Suite à l’attentat survenu à Barcelone jeudi 17 août, Gérard Collomb, ministre de l’Intérieur, a annoncé au micro de RTL qu’il explorait la piste d’une collaboration avec les services psychiatriques et psychiatres libéraux pour « repérer » les terroristes potentiels. « On a deux types d’attaques aujourd’hui : des attaques planifiées et des gens qui se radicalisent brutalement, avec souvent des profils psychologiques extrêmement troublés. Nous sommes en train de travailler avec ma collègue ministre de la Santé pour essayer de repérer l’ensemble de ces profils qui, demain, peuvent passer à l’acte et donc mobiliser l’ensemble des hôpitaux psychiatriques, des psychiatres libéraux, de manière à parer à cette menace terroriste individuelle », a-t-il dit. Il s’agirait d’avoir « des protocoles, quand un certain nombre de gens ont des délires autour de la radicalisation islamique, pour pouvoir avoir des échanges avec celles et ceux qui les côtoient ».

Secret médical et place du psychiatre

La question du secret médical vient d’abord à l’esprit. Le Conseil de l’Ordre avait présenté en janvier 2017 un rapport sur cette question spécifique du « risque terroriste et du secret professionnel du médecin ». Ce rapport rappelait entre autres les « dispositions législatives de nature à permettre au médecin de déroger à son obligation de secret professionnel », clarifiait ces dérogations et l’Ordre assurait « de son soutien et de son accompagnement tout médecin qui, devant une situation personnelle particulière, aurait pu, en toute bonne foi, s’estimer libéré de son obligation de secret en application de ces textes et serait néanmoins regardé comme ayant manqué à ses obligations et ferait l’objet de poursuites. » Il insistait cependant sur le fait que « la radicalisation ne doit pas être confondue avec le fondamentalisme religieux (islam rigoureux ou salafiste quiétiste) qui est une pratique qui adopte des postures cultuelles rigoureuses mais ne recourant pas à la violence ». Ce rapport présentait plusieurs situations (confidences d’un tiers, patient mineur ou majeur radicalisé, demandes d’informations de la part des autorités) et concluait que « la préservation du secret doit rester un principe fondamental de l'exercice professionnel. Il ne paraît pas souhaitable de rajouter de dérogations légales à celles déjà existantes ».

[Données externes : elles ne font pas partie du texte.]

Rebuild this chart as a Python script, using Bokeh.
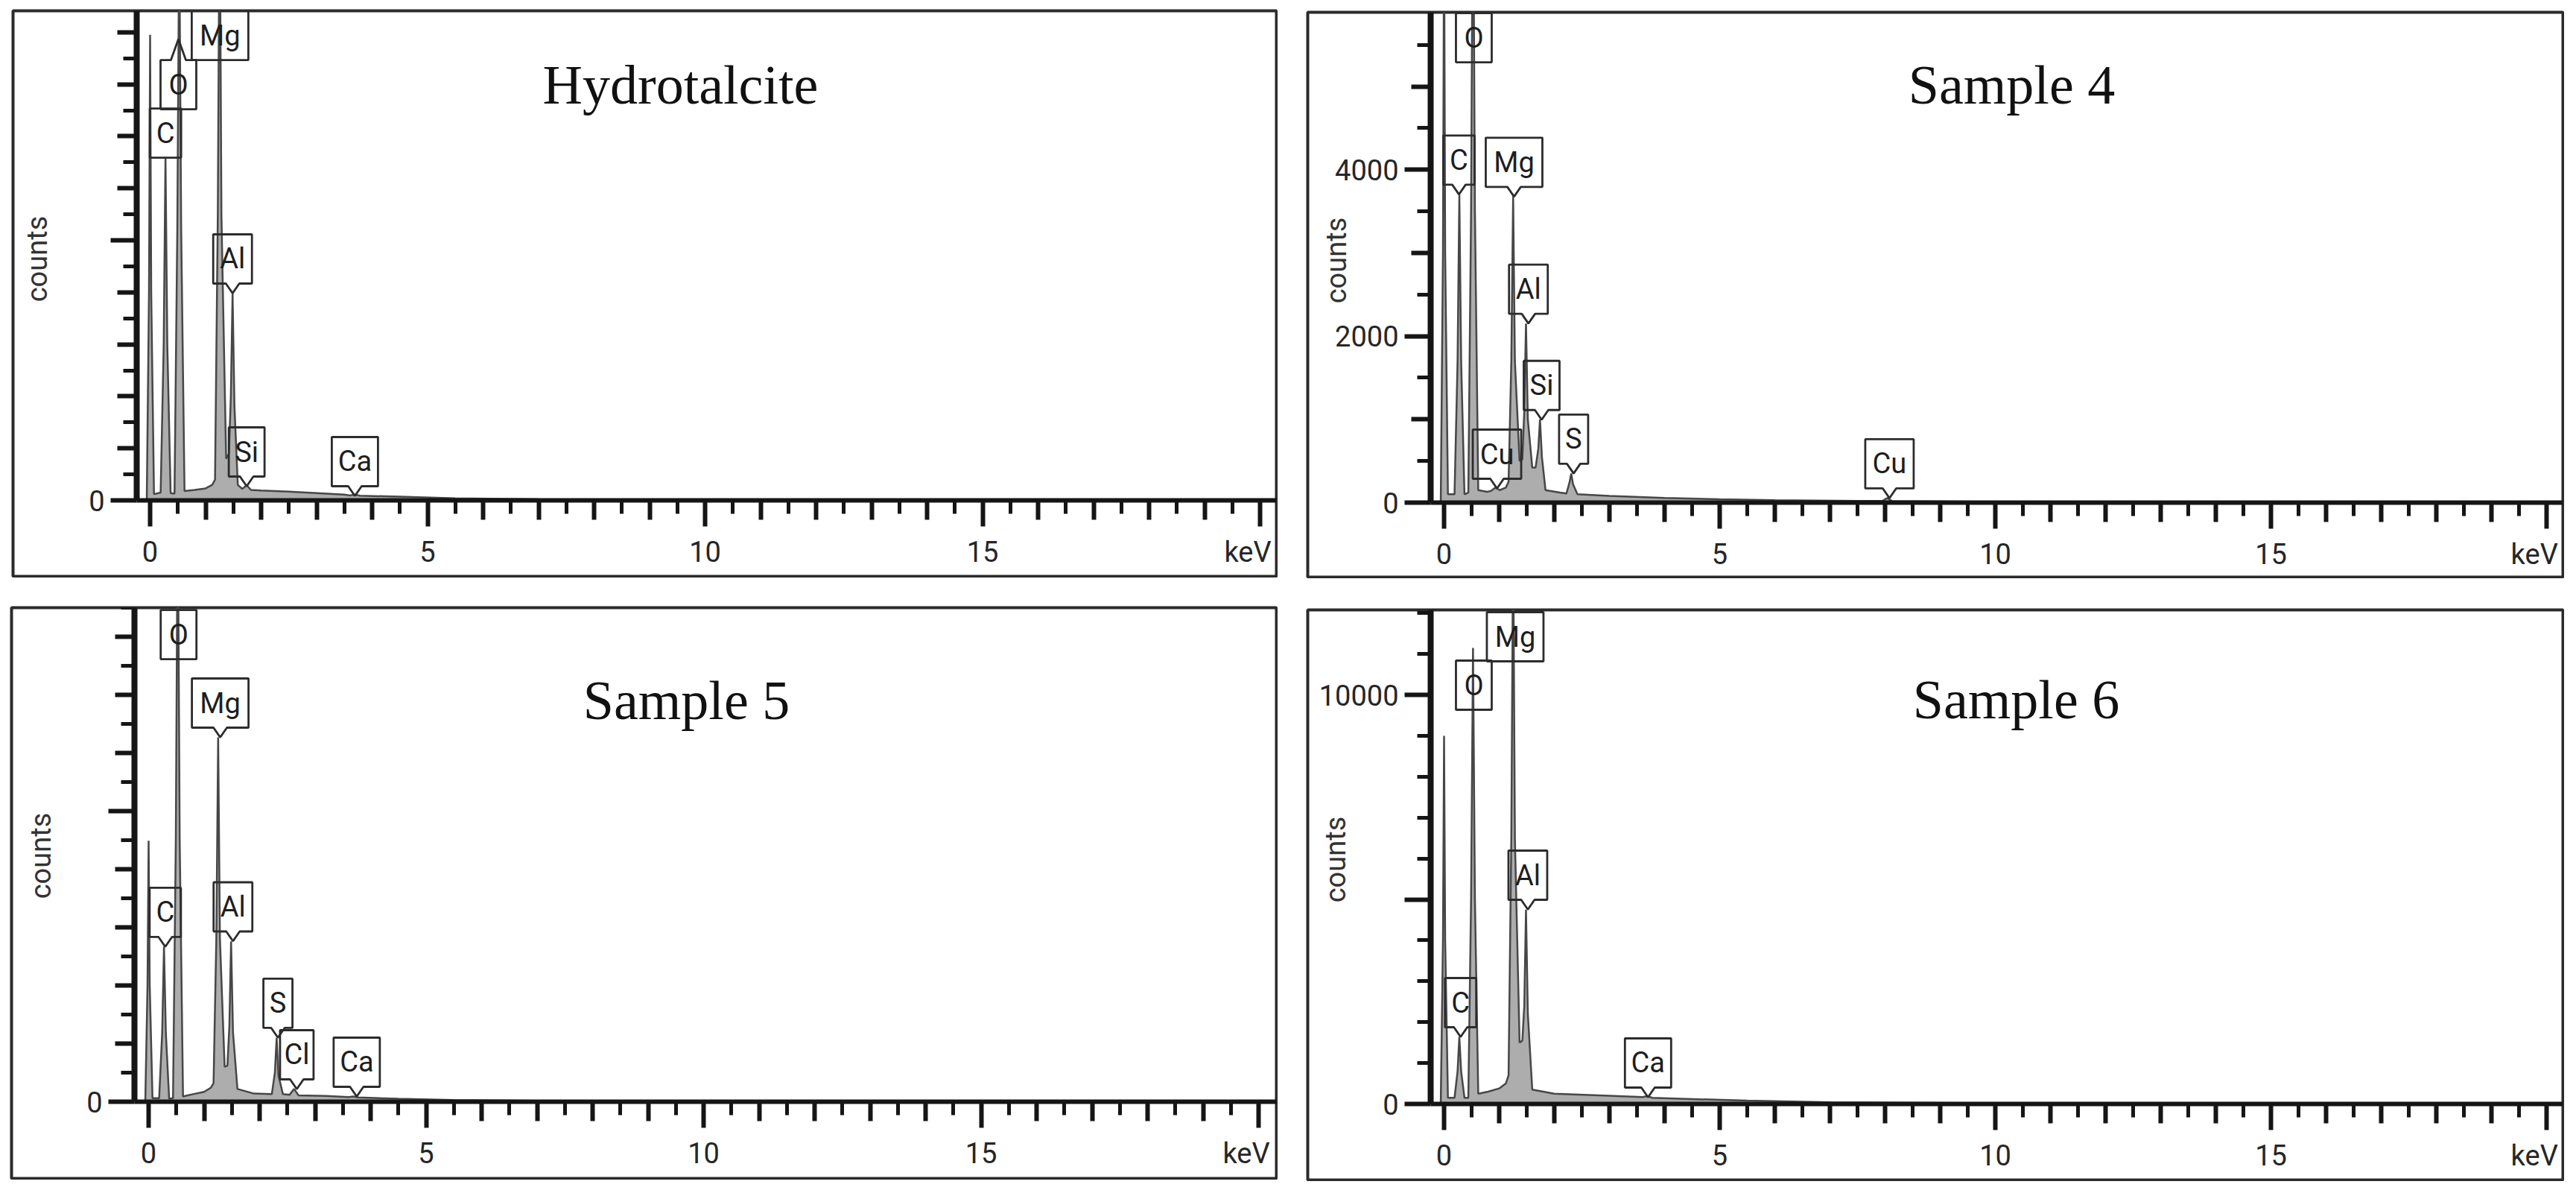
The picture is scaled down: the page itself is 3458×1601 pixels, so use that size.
import math
from bokeh.plotting import figure
from bokeh.models import FixedTicker, LinearAxis, Label, Range1d
from bokeh.layouts import row, column
from bokeh.embed import file_html
from bokeh.resources import INLINE
from bokeh.core.properties import value

# ---------------- data ----------------
kev_label_ticks = [0, 5, 10, 15, 19.78]
kev_label_text = ["0", "5", "10", "15", "keV"]
kev_major_ticks = [0, 5, 10, 15, 20]
kev_medium_ticks = [k for k in range(1, 20) if k % 5]
kev_minor_ticks = [k + 0.5 for k in range(20)]

titles = ["Hydrotalcite", "Sample 4", "Sample 5", "Sample 6"]

# Hydrotalcite spectrum (keV, counts)
hyd_kev = [-0.24, -0.06, -0.02, 0.00, 0.02, 0.07, 0.19, 0.245, 0.277, 0.31, 0.37,
           0.44, 0.49, 0.525, 0.56, 0.62, 0.80, 1.00, 1.12, 1.17, 1.22, 1.253, 1.285, 1.37,
           1.42, 1.455, 1.486, 1.52, 1.58, 1.66, 1.74, 1.82, 2.0, 2.5, 3.0, 3.5,
           3.6, 3.69, 3.78, 4.5, 5.5, 7.0, 9.0, 12.0, 20.3]
hyd_cnt = [0, 0, 4000, 8950, 4000, 120, 150, 3000, 6600, 3000, 140,
           130, 5200, 11000, 5200, 180, 200, 230, 300, 400, 5500, 12000, 5500, 800,
           900, 2000, 3980, 1800, 300, 220, 290, 200, 190, 170, 140, 110,
           95, 110, 90, 70, 40, 20, 10, 5, 0]
hyd_lbl = ["C", "O", "Mg", "Al", "Si", "Ca"]
hyd_lbl_kev = [0.277, 0.51, 1.26, 1.486, 1.74, 3.69]
hyd_lbl_cnt = [6590, 7521, 8467, 3983, 272, 86]
hyd_lbl_ptr = ["none", "up", "none", "down", "down", "down"]

# Sample 4
s4_kev = [-0.24, -0.06, -0.02, 0.00, 0.02, 0.07, 0.19, 0.245, 0.277, 0.31, 0.37,
          0.44, 0.49, 0.525, 0.56, 0.62, 0.78, 0.85, 0.93, 1.01, 1.12,
          1.17, 1.22, 1.253, 1.285, 1.37, 1.42, 1.455, 1.486, 1.52, 1.6,
          1.66, 1.71, 1.74, 1.775, 1.84, 2.1, 2.22, 2.275, 2.307, 2.34, 2.42,
          3.0, 4.0, 5.0, 6.0, 7.5, 7.95, 8.04, 8.13, 10.0, 14.0, 20.3]
s4_cnt = [0, 0, 3000, 7000, 3000, 100, 100, 1700, 3700, 1700, 100,
          120, 3500, 8000, 3500, 150, 130, 140, 180, 150, 180,
          250, 1700, 3680, 1700, 500, 520, 1100, 2150, 1000, 420,
          420, 650, 1000, 550, 150, 120, 110, 240, 350, 220, 100,
          80, 55, 40, 30, 20, 20, 55, 18, 10, 5, 0]
s4_lbl = ["O", "C", "Mg", "Al", "Si", "S", "Cu", "Cu"]
s4_lbl_kev = [0.54, 0.27, 1.27, 1.53, 1.77, 2.35, 0.96, 8.08]
s4_lbl_cnt = [5291, 3704, 3677, 2152, 996, 350, 170, 54]
s4_lbl_ptr = ["none", "down", "down", "down", "down", "down", "down", "down"]

# Sample 5
s5_kev = [-0.24, -0.06, -0.02, 0.00, 0.02, 0.07, 0.19, 0.245, 0.277, 0.31, 0.37,
          0.44, 0.49, 0.525, 0.56, 0.62, 0.80, 1.00, 1.12, 1.17, 1.22, 1.253, 1.285, 1.37,
          1.42, 1.455, 1.486, 1.52, 1.6, 1.9, 2.22, 2.275, 2.307, 2.34, 2.42,
          2.54, 2.622, 2.70, 3.2, 3.6, 3.69, 3.78, 4.5, 5.5, 7.0, 10.0, 20.3]
s5_cnt = [0, 0, 2000, 4490, 2000, 60, 60, 1200, 2670, 1200, 50,
          60, 4500, 10500, 4500, 90, 130, 170, 240, 320, 2800, 6270, 2800, 600,
          620, 1300, 2760, 1200, 220, 140, 130, 500, 1100, 450, 130,
          120, 220, 110, 100, 80, 90, 75, 50, 30, 15, 8, 0]
s5_lbl = ["O", "Mg", "C", "Al", "S", "Cl", "Ca"]
s5_lbl_kev = [0.54, 1.29, 0.30, 1.52, 2.33, 2.67, 3.75]
s5_lbl_cnt = [7615, 6269, 2667, 2763, 1103, 218, 90]
s5_lbl_ptr = ["none", "down", "down", "down", "down", "down", "down"]

# Sample 6
s6_kev = [-0.24, -0.06, -0.02, 0.00, 0.02, 0.07, 0.19, 0.245, 0.277, 0.31, 0.37,
          0.44, 0.49, 0.525, 0.56, 0.62, 0.80, 1.00, 1.12, 1.17, 1.22, 1.253, 1.285, 1.37,
          1.42, 1.455, 1.486, 1.52, 1.6, 2.0, 3.0, 3.6, 3.69, 3.78, 4.5, 5.5, 7.0, 10.0, 20.3]
s6_cnt = [0, 0, 4000, 9000, 4000, 150, 150, 800, 1640, 800, 150,
          150, 5000, 11150, 5000, 250, 300, 380, 500, 700, 6500, 14000, 6500, 1500,
          1550, 2400, 4750, 2200, 350, 250, 200, 170, 190, 150, 120, 80, 40, 20, 0]
s6_lbl = ["Mg", "O", "C", "Al", "Ca"]
s6_lbl_kev = [1.29, 0.54, 0.30, 1.52, 3.70]
s6_lbl_cnt = [10820, 9636, 1639, 4754, 164]
s6_lbl_ptr = ["none", "none", "down", "down", "down"]

# y axis scales (counts at the top of each panel, major ticks, unlabeled majors)
hyd_y_top, s4_y_top, s5_y_top, s6_y_top = 9413, 5892, 8500, 12077
hyd_y_major, hyd_y_hidden = [0, 5000], [5000]
s4_y_major, s4_y_hidden = [0, 2000, 4000], []
s5_y_major, s5_y_hidden = [0, 5000], [5000]
s6_y_major, s6_y_hidden = [0, 5000, 10000], [5000]

# ---------------- layout (page pixels) ----------------
GEOMS = [
    dict(box=(17, 14, 1713, 773), yaxis=183, x0=201, ppx=74.5, y0=671,
         title_at=(913, 113), counts_at=(49, 347), margin=(12, 0, 0, 15)),
    dict(box=(1755, 16, 3440, 774), yaxis=1920, x0=1938, ppx=74.0, y0=674,
         title_at=(2700, 113), counts_at=(1793, 349), margin=(14, 0, 0, 38)),
    dict(box=(15, 815, 1713, 1581), yaxis=180, x0=199, ppx=74.5, y0=1478,
         title_at=(921, 939), counts_at=(54, 1148), margin=(37, 0, 0, 13)),
    dict(box=(1755, 818, 3440, 1583), yaxis=1920, x0=1938, ppx=74.0, y0=1481,
         title_at=(2706, 938), counts_at=(1792, 1153), margin=(40, 0, 0, 38)),
]

# ---------------- style ----------------
SANS = "Roboto"
SERIF = "Liberation Serif"
INK = "#151515"
BOX_INK = "#2b2b2b"
FS = 38
BOX_W = {"C": 42, "O": 48, "Mg": 76, "Al": 52, "Si": 48, "S": 39, "Cl": 45, "Ca": 62, "Cu": 65}
BOX_H, TIP_D, TIP_W, UP_D, UP_W = 66, 13, 9, 28, 10


def tick_layer(ticks, minor, length, minor_length, loc):
    return LinearAxis(ticker=FixedTicker(ticks=ticks, minor_ticks=minor), fixed_location=loc,
                      major_tick_out=0, major_tick_in=-length, major_tick_line_width=6,
                      major_tick_line_color=INK,
                      minor_tick_out=0, minor_tick_in=-minor_length, minor_tick_line_width=5,
                      minor_tick_line_color=INK if minor else None,
                      axis_line_color=None, major_label_standoff=0,
                      major_label_text_font_size="0px",
                      major_label_overrides={t: "" for t in ticks})


def build(g, title, kev, cnt, lbl, lbl_kev, lbl_cnt, lbl_ptr, y_top, y_major, y_hidden,
          y_minor_step, y_medium_step):
    bx0, by0, bx1, by1 = g["box"]
    x0, y0, ppx = g["x0"], g["y0"], g["ppx"]
    ppy = (y0 - by0) / y_top
    cw, ch = bx1 - bx0 + 4, by1 - by0 + 4
    x_lo, x_hi = (bx0 - x0) / ppx, (bx1 - x0) / ppx
    y_lo = -(by1 - y0) / ppy
    kev_axis = (g["yaxis"] - x0) / ppx

    p = figure(width=cw, height=ch, x_range=Range1d(x_lo, x_hi), y_range=Range1d(y_lo, y_top),
               output_backend="svg", toolbar_location=None, x_axis_type=None, y_axis_type=None,
               min_border_left=2, min_border_right=2, min_border_top=2, min_border_bottom=2,
               margin=g["margin"])
    p.outline_line_color = BOX_INK
    p.outline_line_width = 4
    p.background_fill_color = "white"
    p.border_fill_color = "white"

    # spectrum
    p.varea(x=kev, y1=0, y2=cnt, fill_color="#adadad")
    p.line(x=kev, y=cnt, line_color="#474747", line_width=2.5)

    # x axis (drawn at counts = 0)
    xa = LinearAxis(ticker=FixedTicker(ticks=kev_label_ticks, minor_ticks=[]), fixed_location=0,
                    bounds=(kev_axis, x_hi),
                    major_label_overrides=dict(zip(kev_label_ticks, kev_label_text)),
                    major_tick_out=0, major_tick_in=0, major_tick_line_color=None,
                    minor_tick_line_color=None,
                    axis_line_width=6, axis_line_color=INK,
                    major_label_standoff=47, major_label_text_font=SANS,
                    major_label_text_font_size=f"{FS}px", major_label_text_color="#262626")
    p.add_layout(xa, "below")
    p.add_layout(tick_layer(kev_major_ticks, kev_minor_ticks, 35, 18, 0), "below")
    p.add_layout(tick_layer(kev_medium_ticks, [], 26, 0, 0), "below")

    # y axis (drawn at its keV position left of 0)
    n = int(y_top // y_minor_step)
    steps = [i * y_minor_step for i in range(n + 1)]
    if y_medium_step:
        y_medium = [v for v in steps if v % y_medium_step == 0 and v not in y_major]
        y_minor = [v for v in steps if v % y_medium_step != 0]
    else:
        y_medium = []
        y_minor = [v for v in steps if v not in y_major]
    ya = LinearAxis(ticker=FixedTicker(ticks=y_major, minor_ticks=y_minor), fixed_location=kev_axis,
                    bounds=(0, y_top),
                    major_label_overrides={v: "" for v in y_hidden},
                    major_tick_out=35, major_tick_in=0, minor_tick_out=18, minor_tick_in=0,
                    axis_line_width=8, axis_line_color=INK,
                    major_tick_line_width=6, major_tick_line_color=INK,
                    minor_tick_line_width=5, minor_tick_line_color=INK,
                    major_label_standoff=8, major_label_text_font=SANS,
                    major_label_text_font_size=f"{FS}px", major_label_text_color="#262626")
    p.add_layout(ya, "left")
    if y_medium:
        p.add_layout(tick_layer(y_medium, [], 26, 0, kev_axis), "left")

    # element tags
    xs, ys, tx, ty = [], [], [], []
    for el, k, lvl, ptr in zip(lbl, lbl_kev, lbl_cnt, lbl_ptr):
        w = BOX_W[el] / 2 / ppx
        if ptr == "down":
            bot = lvl + TIP_D / ppy
            top = bot + BOX_H / ppy
            px = [k, k + TIP_W / ppx, k + w, k + w, k - w, k - w, k - TIP_W / ppx]
            py = [lvl, bot, bot, top, top, bot, bot]
        elif ptr == "up":
            bot = lvl
            top = bot + BOX_H / ppy
            apex = top + UP_D / ppy
            px = [k - w, k + w, k + w, k + UP_W / ppx, k, k - UP_W / ppx, k - w]
            py = [bot, bot, top, top, apex, top, top]
        else:
            bot = lvl
            top = bot + BOX_H / ppy
            px = [k - w, k + w, k + w, k - w]
            py = [bot, bot, top, top]
        xs.append(px)
        ys.append(py)
        tx.append(k)
        ty.append((bot + top) / 2)
    p.patches(xs, ys, fill_color="white", fill_alpha=0.0, line_color="#2c2c2c", line_width=2.8)
    p.text(tx, ty, text=lbl, text_font=value(SANS), text_font_size=f"{FS}px", text_align="center",
           text_baseline="middle", text_color="#1e1e1e")

    # axis title and panel title
    cx, cy = g["counts_at"]
    p.add_layout(Label(x=(cx - x0) / ppx, y=(y0 - cy) / ppy, text="counts", angle=math.pi / 2,
                       text_align="center", text_baseline="middle", text_font=SANS,
                       text_font_size=f"{FS}px", text_color="#333333"))
    tx_, ty_ = g["title_at"]
    p.add_layout(Label(x=(tx_ - x0) / ppx, y=(y0 - ty_) / ppy, text=title,
                       text_align="center", text_baseline="middle", text_font=SERIF,
                       text_font_size="74px", text_color="#111111"))
    return p


tl = build(GEOMS[0], titles[0], hyd_kev, hyd_cnt, hyd_lbl, hyd_lbl_kev, hyd_lbl_cnt, hyd_lbl_ptr,
           hyd_y_top, hyd_y_major, hyd_y_hidden, 500, 1000)
tr = build(GEOMS[1], titles[1], s4_kev, s4_cnt, s4_lbl, s4_lbl_kev, s4_lbl_cnt, s4_lbl_ptr,
           s4_y_top, s4_y_major, s4_y_hidden, 500, 1000)
bl = build(GEOMS[2], titles[2], s5_kev, s5_cnt, s5_lbl, s5_lbl_kev, s5_lbl_cnt, s5_lbl_ptr,
           s5_y_top, s5_y_major, s5_y_hidden, 500, 1000)
br = build(GEOMS[3], titles[3], s6_kev, s6_cnt, s6_lbl, s6_lbl_kev, s6_lbl_cnt, s6_lbl_ptr,
           s6_y_top, s6_y_major, s6_y_hidden, 1000, None)

layout = column(row(tl, tr), row(bl, br))

open("out.html", "w").write(file_html(layout, INLINE))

Mais le rôle du psychiatre tel que le voit le ministre de l’Intérieur est aussi remis en cause par certains. Le Dr Jérôme Marty, président de l’UFML (Union française pour une médecine libre) twittait ainsi « Mobiliser les psychiatres pour dépister les terroristes : qd la bêtise le dispute à la lâcheté et l'incompétence, vous nous faites honte ».

Et le Dr David Gourion (psychiatre libéral, ancien chef de clinique à l'hôpital Sainte-Anne) soulignait dans une tribune parue dans le Monde que « le lien entre maladie mentale et terrorisme n’est pas avéré », que « la loi sur le secret médical n’est pas compatible avec la mise en place d’une « collaboration » entre psychiatres et services de police » et concluait que « plutôt que de chercher les terroristes chez nos patients en souffrance, les responsables politiques feraient mieux de nous aider à battre en brèche les stéréotypes stigmatisants que véhicule la société sur la maladie mentale ».